6 Nos itens 27 a 32 do relatório, consta a transcrição das respostas apresentadas pelos criadores. 7 Vide tabela à fl. 915, item 41 do relatório da Comissão de Inquérito.
8 Tanto os recibos como os "Contratos de Parceria em Estrutiocultura com Seguro Garantia" referiam-se as mesmas aves, i.e., avestruzes da raça African Black, com as mesmas características (microchip, brinco, nascimento, sexo, pai , mãe e peso).
9 Quanto à etapa de recompra das aves, alguns investidores receberam os respectivos valores contratados, enquanto outros noticiaram que ainda não tinham sido honrados os compromissos de recompra assumido pela Top Avestruz (fls. 621, 752, 856 e 878), o que foi corroborado pelas declarações dadas pelo Sr. Onaireves em reportagens obtidas na internet, às fls. 609 e 610.
10 Conforme manifestação do ex-diretor desta CVM, Xxxx Xxxxxxx xx Xxxxxxx Xxxxxx, sobre o conceito de valor mobiliário, no âmbito do Processo 2003/0499 (Reunião do Colegiado de 28.08.03).
Voto proferido pelo diretor Xxxxx Xxxxx Xxxxxxxx xx Xxxxx na Sessão de Julgamento do dia 03 de outubro de 2006.
Eu acompanho o voto do Diretor Relator, senhor presidente.
Xxxxx Xxxxx Xxxxxxxx xx Xxxxx Xxxxxxx
Voto proferido pela diretora Xxxxx Xxxxxx xx Xxxxxxx na Sessão de Julgamento do dia 03 de outubro de 2006.

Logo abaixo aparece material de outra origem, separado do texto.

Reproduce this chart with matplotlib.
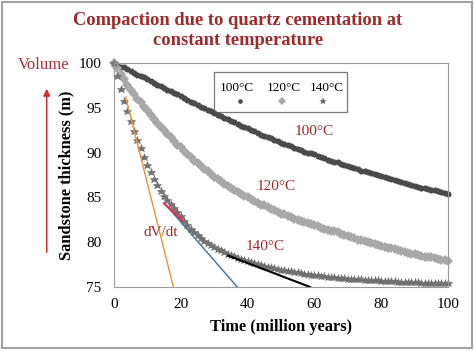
import matplotlib
matplotlib.use('Agg')
import matplotlib.pyplot as plt
from matplotlib.patches import Rectangle

plt.rcParams['font.family'] = ['Liberation Serif', 'DejaVu Serif']

# ---- data ----
time_myr = list(range(0, 101))
v100 = [100.0, 99.8, 99.6, 99.5, 99.3, 99.1, 98.9, 98.7, 98.6, 98.4,
        98.2, 98.0, 97.8, 97.6, 97.4, 97.2, 97.0, 96.9, 96.7, 96.5,
        96.3, 96.1, 95.9, 95.7, 95.5, 95.3, 95.1, 95.0, 94.8, 94.6,
        94.4, 94.2, 94.1, 93.9, 93.7, 93.5, 93.4, 93.2, 93.0, 92.9,
        92.7, 92.5, 92.4, 92.2, 92.0, 91.9, 91.7, 91.6, 91.4, 91.3,
        91.1, 91.0, 90.8, 90.7, 90.5, 90.4, 90.3, 90.1, 90.0, 89.9,
        89.8, 89.6, 89.5, 89.4, 89.2, 89.1, 89.0, 88.9, 88.7, 88.6,
        88.5, 88.4, 88.3, 88.2, 88.0, 87.9, 87.8, 87.7, 87.6, 87.5,
        87.4, 87.3, 87.2, 87.1, 86.9, 86.8, 86.7, 86.6, 86.5, 86.4,
        86.3, 86.2, 86.1, 86.0, 85.9, 85.8, 85.8, 85.7, 85.6, 85.5, 85.4]
v120 = [100.0, 99.4, 98.8, 98.2, 97.6, 97.0, 96.5, 96.0, 95.6, 95.1,
        94.7, 94.2, 93.8, 93.3, 92.9, 92.5, 92.1, 91.7, 91.3, 90.9,
        90.6, 90.2, 89.8, 89.5, 89.1, 88.8, 88.5, 88.2, 87.9, 87.6,
        87.3, 87.1, 86.8, 86.5, 86.3, 86.1, 85.8, 85.6, 85.4, 85.2,
        85.0, 84.8, 84.6, 84.4, 84.2, 84.1, 83.9, 83.7, 83.6, 83.4,
        83.2, 83.1, 82.9, 82.8, 82.6, 82.5, 82.4, 82.2, 82.1, 82.0,
        81.9, 81.8, 81.6, 81.5, 81.4, 81.3, 81.2, 81.1, 80.9, 80.8,
        80.7, 80.6, 80.5, 80.3, 80.2, 80.1, 80.0, 79.9, 79.8, 79.7,
        79.6, 79.5, 79.4, 79.3, 79.2, 79.1, 79.0, 78.9, 78.8, 78.7,
        78.7, 78.6, 78.5, 78.4, 78.3, 78.3, 78.2, 78.1, 78.0, 78.0, 77.9]
v140 = [100.00, 98.60, 97.10, 95.80, 94.60, 93.50, 92.40, 91.42, 90.50, 89.56,
        88.67, 87.84, 87.08, 86.37, 85.76, 85.20, 84.72, 84.27, 83.83, 83.39,
        82.88, 82.40, 81.95, 81.52, 81.12, 80.75, 80.42, 80.17, 79.94, 79.71,
        79.49, 79.29, 79.09, 78.90, 78.72, 78.56, 78.41, 78.28, 78.15, 78.02,
        77.90, 77.79, 77.67, 77.57, 77.46, 77.37, 77.27, 77.19, 77.11, 77.03,
        76.95, 76.88, 76.81, 76.74, 76.68, 76.62, 76.56, 76.50, 76.44, 76.39,
        76.34, 76.29, 76.24, 76.19, 76.15, 76.11, 76.07, 76.03, 75.99, 75.96,
        75.94, 75.91, 75.89, 75.86, 75.84, 75.81, 75.79, 75.77, 75.75, 75.73,
        75.71, 75.69, 75.67, 75.65, 75.63, 75.61, 75.60, 75.58, 75.56, 75.55,
        75.53, 75.52, 75.50, 75.49, 75.47, 75.46, 75.45, 75.44, 75.42, 75.41, 75.40]

series_labels = ['100°C', '120°C', '140°C']

# tangent lines (dV/dt) endpoints
tan_orange_t, tan_orange_v = [3.5, 17.8], [96.2, 75.0]
tan_red_t, tan_red_v = [15.0, 20.5], [84.3, 82.4]
tan_blue_t, tan_blue_v = [15.0, 36.9], [84.4, 75.0]
tan_black_t, tan_black_v = [34.2, 58.7], [78.5, 75.0]

xticks = [0, 20, 40, 60, 80, 100]
yticks = [75, 80, 85, 90, 95, 100]

DARKRED = '#9e2a2b'
C100, C120, C140 = '#4a4a4a', '#a8a8a8', '#707070'
M100, M120, M140 = 4.4, 5.0, 6.2

fig = plt.figure(figsize=(4.74, 3.51), dpi=100)
fig.patches.append(Rectangle((1.5/474, 3/351), 470/474, 346/351, transform=fig.transFigure,
                             fill=False, edgecolor='#a0a0a0', lw=1.5))
ax = fig.add_axes([114/474, 1-287/351, 334/474, 224/351])

ax.plot(time_myr, v100, 'o', ms=M100, color=C100, mew=0, clip_on=False)
ax.plot(time_myr, v120, 'D', ms=M120, color=C120, mew=0, clip_on=False)
ax.plot(time_myr, v140, '*', ms=M140, color=C140, mew=0.4, mec=C140, clip_on=False)

ax.plot(tan_orange_t, tan_orange_v, color='#e8962e', lw=1)
ax.plot(tan_blue_t, tan_blue_v, color='#3f6d96', lw=1)
ax.plot(tan_red_t, tan_red_v, color='#e0304a', lw=1.5)
ax.plot(tan_black_t, tan_black_v, color='black', lw=1.5)

ax.set_xlim(0, 100); ax.set_ylim(75, 100)
ax.set_xticks(xticks); ax.set_yticks(yticks)
ax.tick_params(length=0, labelsize=11)
ax.tick_params(axis='y', pad=9)
ax.tick_params(axis='x', pad=8)
for s in ax.spines.values():
    s.set_color('#9a9a9a')
ax.set_xlabel('Time (million years)', fontsize=11.8, fontweight='bold')
ax.xaxis.label.set_va('center')
ax.xaxis.set_label_coords(0.5, -40/224)
ax.set_ylabel('Sandstone thickness (m)', fontsize=11.8, fontweight='bold')
ax.yaxis.label.set_va('center')
ax.yaxis.set_label_coords(-48/334, 0.5)

# curve labels
ax.text(59.9, 92.3, '100°C', color=DARKRED, fontsize=11, ha='center', va='center')
ax.text(48.5, 86.2, '120°C', color=DARKRED, fontsize=11, ha='center', va='center')
ax.text(45.2, 79.5, '140°C', color=DARKRED, fontsize=11, ha='center', va='center')
ax.text(14.1, 81.1, 'dV/dt', color=DARKRED, fontsize=11, ha='center', va='center')

# legend box (labels above markers)
ax.add_patch(Rectangle((0.299, 0.781), 0.399, 0.179, transform=ax.transAxes,
                       fill=False, edgecolor='#7a7a7a', lw=0.9))
for lab, xt, xm, col, mk, ms in zip(series_labels, [0.368, 0.509, 0.638],
                                     [0.377, 0.502, 0.627], [C100, C120, C140],
                                     ['o', 'D', '*'], [3.3, 4, 6]):
    ax.text(xt, 0.888, lab, transform=ax.transAxes, fontsize=9.5, ha='center', va='center')
    ax.plot([xm], [0.830], mk, ms=ms, color=col, mew=0, transform=ax.transAxes)

fig.text(238/474, 1-30.5/351, 'Compaction due to quartz cementation at\nconstant temperature',
         ha='center', va='center', fontsize=13.3, fontweight='bold', color=DARKRED, linespacing=1.3)
fig.text(44/474, 1-65/351, 'Volume', ha='center', va='center', fontsize=12, color='#a8303a')
fig.add_artist(matplotlib.patches.FancyArrowPatch((46.7/474, 1-255/351), (46.7/474, 1-86/351),
               transform=fig.transFigure, arrowstyle='-|>,head_length=4,head_width=2',
               color='#d02a2a', lw=1.1))

fig.savefig('out.png', dpi=100)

Eu acompanho o voto do Diretor Relator, senhor presidente.
Xxxxx Xxxxxx xx Xxxxxxx Diretora
Voto proferido pelo presidente da CVM, Xxxxxxx Xxxxxxxxx Xxxxxxxx, na Sessão de Julgamento do dia 03 de outubro de 2006.
Eu também acompanho o voto do Diretor Relator e proclamo o resultado do julgamento nos termos constantes de seu voto. Informo, outrossim, que os acusados punidos poderão interpor recurso voluntário ao Conselho de Recursos do Sistema Financeiro Nacional no prazo legal de trinta dias.